So obviously that segment of 60 Minutes held my attention. The next one was about, I don’t know, and the final segment covered a fat opera singer who had her stomach stapled, which was basically 60 Minutes opportunistically grabbing at all its basest audiences in one big grab: fat people who love tv, rich people who love opera, and old people who know foreign languages. But I a member of all those groups and so the opera segment had me rapt. Plus, every time I hear someone on TV say the word “opera” I think about how it sounds like “oprah”. In fact, we were flipping channels at the commercial between the opera segment and Andy Rooney and someone on another channel stated that, “Oprah is not a journalist,” which really had my head ringing.

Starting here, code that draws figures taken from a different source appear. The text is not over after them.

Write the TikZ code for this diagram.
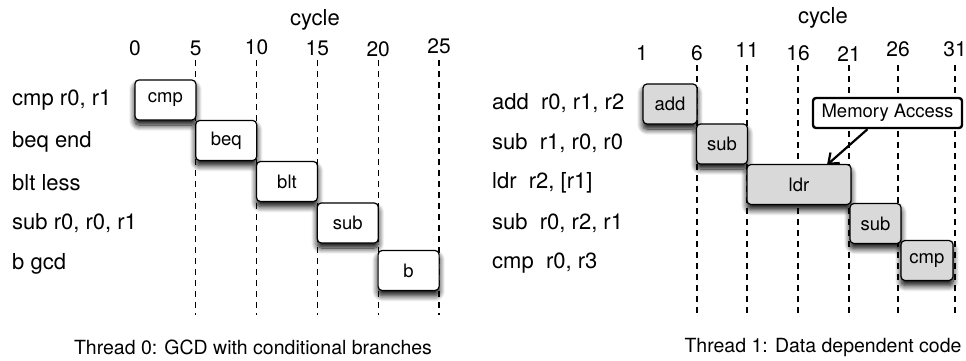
\documentclass[tikz,border=0pt]{standalone}
\usepackage{fontspec}
\setmainfont{TeX Gyre Heros}
\usetikzlibrary{shadows.blur,arrows.meta}
\tikzset{
  instr/.style={anchor=west, inner sep=0pt, font=\fontsize{22}{26}\selectfont},
  tick/.style={font=\fontsize{21}{25}\selectfont},
  caption/.style={font=\fontsize{19.5}{23}\selectfont},
  grid/.style={dash pattern=on 6pt off 5pt, line width=1.2pt},
  op/.style={draw, line width=1.2pt, rounded corners=4pt, fill=white,
    inner sep=0pt, minimum height=40pt, font=\fontsize{18.5}{22}\selectfont,
    blur shadow={shadow xshift=0pt, shadow yshift=-5pt,
      shadow blur radius=6pt, shadow blur steps=10, shadow opacity=100}},
  opgray/.style={op, fill=black!15},
  callout/.style={draw, line width=2.4pt, rounded corners=3pt, fill=white,
    minimum width=149pt, minimum height=30pt, inner sep=0pt,
    font=\fontsize{18.5}{22}\selectfont},
}
\begin{document}
\begin{tikzpicture}[x=1pt, y=-1pt]
    \useasboundingbox (0,0) rectangle (966,360);
    \def\dx{60.8}
    % thread 0
    \node[font=\fontsize{22}{26}\selectfont] (C0) at (315,20) {cycle};
    \foreach \t/\yy [count=\k from 0] in {0/48,5/48,10/47,15/48,20/49,25/46} {
      \node[tick] (T0_\k) at (135+\k*\dx, \yy) {\t};
    }
    \foreach \k in {1,...,5} {
      \draw[grid] (135+\k*\dx, 60) -- (135+\k*\dx, 315);
    }
    \node[instr] (A0_0) at (12,100) {cmp r0, r1};
    \node[instr] (A0_1) at (12,142) {beq end};
    \node[instr] (A0_2) at (12,183) {blt less};
    \node[instr] (A0_3) at (12,223) {sub r0, r0, r1};
    \node[instr] (A0_4) at (12,264) {b gcd};
    \node[op, minimum width=61pt] (B0_0) at (165.4,100) {cmp};
    \node[op, minimum width=61pt] (B0_1) at (226.2,140.5) {beq};
    \node[op, minimum width=61pt] (B0_2) at (287,181.5) {blt};
    \node[op, minimum width=61pt] (B0_3) at (347.8,223) {sub};
    \node[op, minimum width=61pt] (B0_4) at (408.6,270.5) {b};
    \node[caption] (D0) at (253,347) {Thread 0: GCD with conditional branches};
    % thread 1
    \node[font=\fontsize{22}{26}\selectfont] (C1) at (823,18) {cycle};
    \foreach \t/\xx/\yy [count=\k from 0] in {1/642/53,6/697/53,11/747/50,16/798/53,21/849/54,26/898/49,31/955/49} {
      \node[tick] (T1_\k) at (\xx, \yy) {\t};
    }
    \foreach \xx in {697,747,798,849,898,955} {
      \draw[grid] (\xx, 65) -- (\xx, 317);
    }
    \node[instr] (A1_0) at (492,103) {add\ \ r0, r1, r2};
    \node[instr] (A1_1) at (492,143) {sub\ \ r1, r0, r0};
    \node[instr] (A1_2) at (492,183) {ldr\ \ r2, [r1]};
    \node[instr] (A1_3) at (492,223) {sub\ \ r0, r2, r1};
    \node[instr] (A1_4) at (492,263) {cmp\ \ r0, r3};
    \node[opgray, minimum width=54pt] (B1_0) at (670,104) {add};
    \node[opgray, minimum width=51pt] (B1_1) at (722,144) {sub};
    \node[opgray, minimum width=104pt] (B1_2) at (799,184.5) {ldr};
    \node[opgray, minimum width=51pt] (B1_3) at (875.5,223.5) {sub};
    \node[opgray, minimum width=52pt] (B1_4) at (927,260.5) {cmp};
    \node[callout] (M) at (887.5,113) {Memory Access};
    \draw[line width=2.2pt, -{Straight Barb[length=9pt,width=14pt]}]
      ([xshift=-20pt]M.south) -- ([xshift=28pt,yshift=-1pt]B1_2.north);
    \node[caption] (D1) at (823,348) {Thread 1: Data dependent code};
  \end{tikzpicture}
\end{document}
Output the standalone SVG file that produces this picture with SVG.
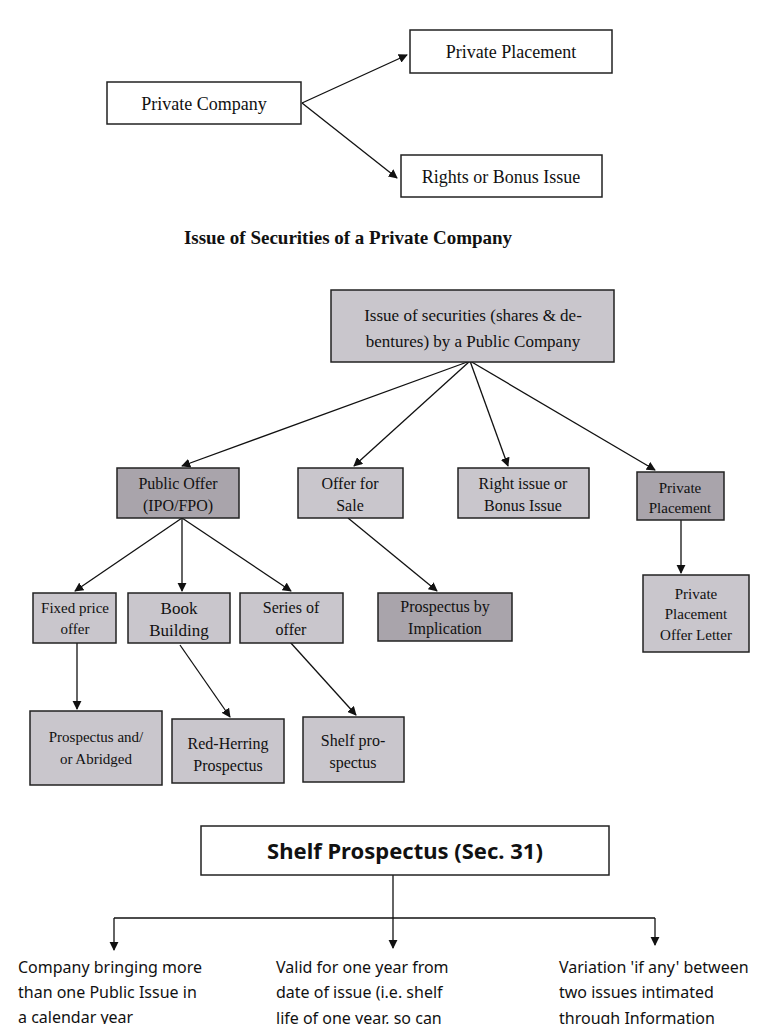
<svg xmlns="http://www.w3.org/2000/svg" width="768" height="1024" viewBox="0 0 768 1024">
<defs>
<marker id="ah" viewBox="0 0 10 10" refX="9" refY="5" markerWidth="7" markerHeight="7" orient="auto-start-reverse"><path d="M0,0 L10,5 L0,10 z" fill="#111"/></marker>
<style>
.t{font-family:"Liberation Serif",serif;fill:#111;text-anchor:middle}
.b{fill:#fff;stroke:#222;stroke-width:1.5}
.g{fill:#c9c6cc;stroke:#222;stroke-width:1.5}
.d{fill:#a9a4ab;stroke:#222;stroke-width:1.5}
.c line,.c path{stroke:#111;stroke-width:1.3;fill:none;marker-end:url(#ah)}
.s{font-family:"Noto Sans","DejaVu Sans",sans-serif;fill:#111;font-size:16px}
</style>
</defs>
<rect width="768" height="1024" fill="#fff"/>
<g class="c">
<line x1="302" y1="103" x2="407" y2="55"/>
<line x1="302" y1="103" x2="397" y2="178"/>
<line x1="470" y1="361" x2="182" y2="466"/>
<line x1="470" y1="361" x2="354" y2="466"/>
<line x1="470" y1="361" x2="508" y2="466"/>
<line x1="470" y1="361" x2="655" y2="470"/>
<line x1="182" y1="518" x2="75" y2="591"/>
<line x1="182" y1="518" x2="182" y2="591"/>
<line x1="182" y1="518" x2="291" y2="591"/>
<line x1="348" y1="518" x2="437" y2="591"/>
<line x1="681" y1="519" x2="681" y2="573"/>
<line x1="77" y1="642" x2="77" y2="709"/>
<line x1="180" y1="645" x2="230" y2="717"/>
<line x1="290" y1="642" x2="356" y2="715"/>
<path d="M393,875 V948" />
<path d="M114,918 H655" style="marker-end:none"/>
<line x1="114" y1="918" x2="114" y2="950"/>
<line x1="655" y1="918" x2="655" y2="945"/>
</g>
<g id="n1"><rect class="b" x="107" y="82" width="194" height="42"/><text class="t" x="204" y="110" font-size="18">Private Company</text></g>
<g id="n2"><rect class="b" x="410" y="30" width="202" height="43"/><text class="t" x="511" y="58" font-size="18">Private Placement</text></g>
<g id="n3"><rect class="b" x="401" y="155" width="201" height="42"/><text class="t" x="501" y="183" font-size="18">Rights or Bonus Issue</text></g>
<text class="t" x="348" y="244" font-size="19" font-weight="bold">Issue of Securities of a Private Company</text>
<g id="p0"><rect class="g" x="331" y="290" width="283" height="72"/><text class="t" x="473" y="321" font-size="17">Issue of securities (shares &amp; de-</text><text class="t" x="473" y="347" font-size="17">bentures) by a Public Company</text></g>
<g id="p1"><rect class="d" x="117" y="468" width="122" height="50"/><text class="t" x="178" y="489" font-size="16">Public Offer</text><text class="t" x="178" y="511" font-size="16">(IPO/FPO)</text></g>
<g id="p2"><rect class="g" x="298" y="468" width="105" height="50"/><text class="t" x="350" y="489" font-size="16">Offer for</text><text class="t" x="350" y="511" font-size="16">Sale</text></g>
<g id="p3"><rect class="g" x="458" y="468" width="131" height="50"/><text class="t" x="523" y="489" font-size="16">Right issue or</text><text class="t" x="523" y="511" font-size="16">Bonus Issue</text></g>
<g id="p4"><rect class="d" x="637" y="472" width="87" height="48"/><text class="t" x="680" y="493" font-size="15">Private</text><text class="t" x="680" y="513" font-size="15">Placement</text></g>
<g id="p5"><rect class="g" x="33" y="593" width="83" height="50"/><text class="t" x="75" y="613" font-size="15">Fixed price</text><text class="t" x="75" y="634" font-size="15">offer</text></g>
<g id="p6"><rect class="g" x="128" y="593" width="102" height="50"/><text class="t" x="179" y="614" font-size="17">Book</text><text class="t" x="179" y="636" font-size="17">Building</text></g>
<g id="p7"><rect class="g" x="240" y="593" width="103" height="50"/><text class="t" x="291" y="613" font-size="16">Series of</text><text class="t" x="291" y="635" font-size="16">offer</text></g>
<g id="p8"><rect class="d" x="378" y="593" width="134" height="48"/><text class="t" x="445" y="612" font-size="16">Prospectus by</text><text class="t" x="445" y="634" font-size="16">Implication</text></g>
<g id="p9"><rect class="g" x="643" y="575" width="106" height="77"/><text class="t" x="696" y="599" font-size="15">Private</text><text class="t" x="696" y="619" font-size="15">Placement</text><text class="t" x="696" y="640" font-size="15">Offer Letter</text></g>
<g id="p10"><rect class="g" x="30" y="711" width="132" height="74"/><text class="t" x="96" y="742" font-size="15">Prospectus and/</text><text class="t" x="96" y="764" font-size="15">or Abridged</text></g>
<g id="p11"><rect class="g" x="172" y="719" width="112" height="64"/><text class="t" x="228" y="749" font-size="16">Red-Herring</text><text class="t" x="228" y="771" font-size="16">Prospectus</text></g>
<g id="p12"><rect class="g" x="303" y="717" width="101" height="65"/><text class="t" x="353" y="746" font-size="16">Shelf pro-</text><text class="t" x="353" y="768" font-size="16">spectus</text></g>
<g id="sp"><rect class="b" x="201" y="826" width="408" height="49"/><text x="405" y="859" font-size="22" font-weight="bold" text-anchor="middle" style="font-family:'Noto Sans','DejaVu Sans',sans-serif;fill:#111">Shelf Prospectus (Sec. 31)</text></g>
<g id="b1"><text class="s" x="18" y="973">Company bringing more</text><text class="s" x="18" y="998">than one Public Issue in</text><text class="s" x="18" y="1023">a calendar year</text></g>
<g id="b2"><text class="s" x="276" y="973">Valid for one year from</text><text class="s" x="276" y="998">date of issue (i.e. shelf</text><text class="s" x="276" y="1024">life of one year, so can</text></g>
<g id="b3"><text class="s" x="559" y="973" font-size="15">Variation 'if any' between</text><text class="s" x="559" y="998" font-size="15">two issues intimated</text><text class="s" x="559" y="1024" font-size="15">through Information</text></g>
</svg>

Speaking of ringing, Andy Rooney showed the world his cell phone at the end of last night 60 Minutes. Coming as a surprise to no one the device looked like one of the jungle radios used during the Vietnam War and probably has a backpack accessory that even Andy was too red-faced to display on national TV. That cellphone will probably sell for at least one million duckets on Ebay. A purchase I would happily place were I a ducketinaire.
Make a long story short I went to bed real early last night. Right after 60 Minutes ended I watched a show on PBS that took strong-willed dogs and placed them in training programs to become working dogs. The show was striking because it included a British woman screaming bloody hell to stop this long-haired sheep dog from biting sheep. “Hyehhaaaaaaaaah!!! No!!! LIE DOWN!!!!!” all in a fantastic British accent with taunting fat sheep looking on. At 9PM I went to sleep and woke back up at one PM Monday afternoon. Thats how long it takes to fully charge Andy Rooney’s jungle radio.
My 16 hour dreams were of the apartment I live in now. It was a bunker and no one used the ground floor, which other than a couple of couches remained empty. By exiting the top floor window I finally got out onto the roof and realized that where I was living was in fact downtown in a city, but under the ground. My apartment had been built under a mound in the middle of a city, some kind of park… Not sure what that one means, but if anyone has an idea please contact my bizbox.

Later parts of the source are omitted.